(Task material)

• • • •

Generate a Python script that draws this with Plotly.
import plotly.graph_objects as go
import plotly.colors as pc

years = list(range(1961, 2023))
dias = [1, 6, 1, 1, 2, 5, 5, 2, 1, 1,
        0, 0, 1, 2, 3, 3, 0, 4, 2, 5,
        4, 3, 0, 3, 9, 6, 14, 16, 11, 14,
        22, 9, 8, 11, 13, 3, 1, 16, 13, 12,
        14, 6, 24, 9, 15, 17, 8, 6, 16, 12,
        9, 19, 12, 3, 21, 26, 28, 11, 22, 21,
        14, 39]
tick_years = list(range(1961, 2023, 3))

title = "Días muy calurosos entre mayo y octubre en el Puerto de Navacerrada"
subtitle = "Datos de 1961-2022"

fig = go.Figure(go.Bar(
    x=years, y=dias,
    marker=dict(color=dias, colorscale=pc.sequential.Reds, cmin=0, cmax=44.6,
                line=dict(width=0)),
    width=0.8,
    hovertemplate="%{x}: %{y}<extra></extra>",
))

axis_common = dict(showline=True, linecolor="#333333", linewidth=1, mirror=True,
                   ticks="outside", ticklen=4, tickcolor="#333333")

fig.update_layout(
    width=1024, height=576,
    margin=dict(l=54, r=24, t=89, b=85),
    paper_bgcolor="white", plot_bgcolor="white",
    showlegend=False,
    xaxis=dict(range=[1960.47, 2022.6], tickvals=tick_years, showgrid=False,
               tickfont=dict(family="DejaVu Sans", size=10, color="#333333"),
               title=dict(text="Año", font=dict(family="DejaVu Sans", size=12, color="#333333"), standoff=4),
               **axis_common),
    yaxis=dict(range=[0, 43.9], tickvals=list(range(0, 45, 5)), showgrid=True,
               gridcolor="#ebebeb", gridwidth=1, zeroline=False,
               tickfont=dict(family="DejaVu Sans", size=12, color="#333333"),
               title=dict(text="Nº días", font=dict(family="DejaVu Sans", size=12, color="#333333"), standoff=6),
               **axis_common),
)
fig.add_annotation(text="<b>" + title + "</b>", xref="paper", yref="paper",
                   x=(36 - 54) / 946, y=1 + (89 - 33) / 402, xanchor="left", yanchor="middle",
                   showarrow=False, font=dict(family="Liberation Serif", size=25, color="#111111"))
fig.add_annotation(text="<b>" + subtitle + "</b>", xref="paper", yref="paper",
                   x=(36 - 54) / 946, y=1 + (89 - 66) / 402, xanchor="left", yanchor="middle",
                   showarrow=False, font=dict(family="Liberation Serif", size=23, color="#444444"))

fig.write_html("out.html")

• • • •

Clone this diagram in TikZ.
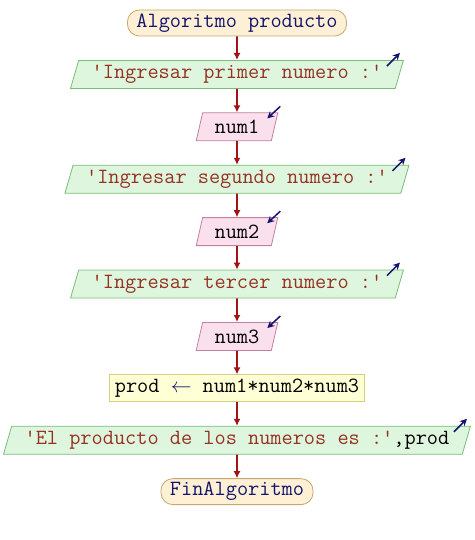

• • • •

Give the count of lines in the data above that hold the string "this", with no additional words.

(Solution)
2